1. **Understand the tricky part:** First, we need to know when the stuff inside the `| |` (which is `cos x - sin x`) is positive or negative. Instead of just looking at `cos x` and `sin x` separately, I like to think of them together. There's a cool trick where `cos x - sin x` can be rewritten as `√2` times `cos(x + π/4)`. This just makes it super easy to see what's happening with the sign!
So, our problem becomes `∫ from 0 to 2π of √2 |cos(x + π/4)| dx`.

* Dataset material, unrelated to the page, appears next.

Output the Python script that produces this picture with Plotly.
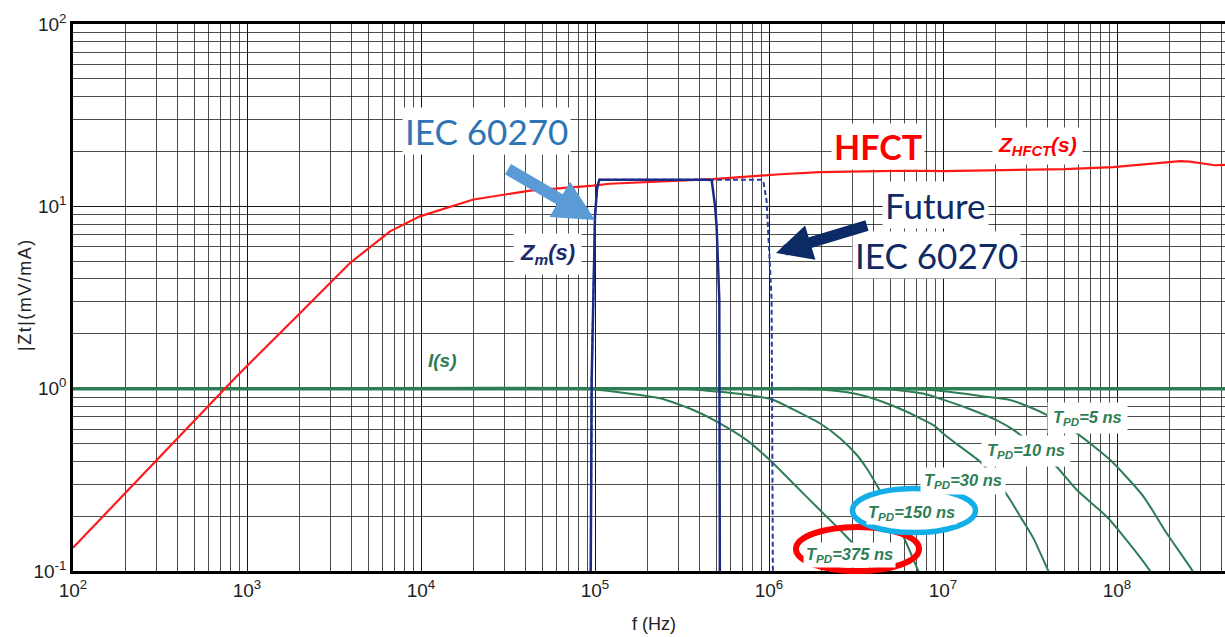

2. **Make it simpler:** I can pull the `√2` out front, so it's `√2 * ∫ from 0 to 2π of |cos(x + π/4)| dx`.

3. **Change the perspective:** Now, let's make it even simpler! Let's pretend a new variable, say `u`, is `x + π/4`. When `x` goes from `0` all the way to `2π`, then `u` goes from `0 + π/4 = π/4` all the way to `2π + π/4 = 9π/4`. So, our integral turns into `√2 * ∫ from π/4 to 9π/4 of |cos u| du`.

4. **Think about the graph:** Okay, here's the fun part! Think about the graph of `cos u`. It goes up and down, making waves. But `|cos u|` means we take all the negative parts and flip them up to be positive! So, the graph of `|cos u|` is always above or on the x-axis, looking like a bunch of repeating "humps." This `|cos u|` graph repeats every `π` (pi) units.

5. **Count the "humps":** I know that if you integrate one full "hump" of `|cos u|` (like from `0` to `π/2`, which is `cos u`, or from `π/2` to `π`, which is `-cos u`), each of those smaller pieces integrates to 1. So, over one full `π` period of `|cos u|` (like from `0` to `π`), the integral is `1 + 1 = 2`.
Now, look at our integration interval: from `π/4` to `9π/4`. The length of this interval is `9π/4 - π/4 = 8π/4 = 2π`. That's exactly two full "periods" or "cycles" of our `|cos u|` graph! So, we just get `2 * 2 = 4` for that integral part.

6. **Put it all together:** Finally, we multiply by the `√2` we kept aside from the beginning. So, `4 * √2 = 4√2`! See, not so scary after all!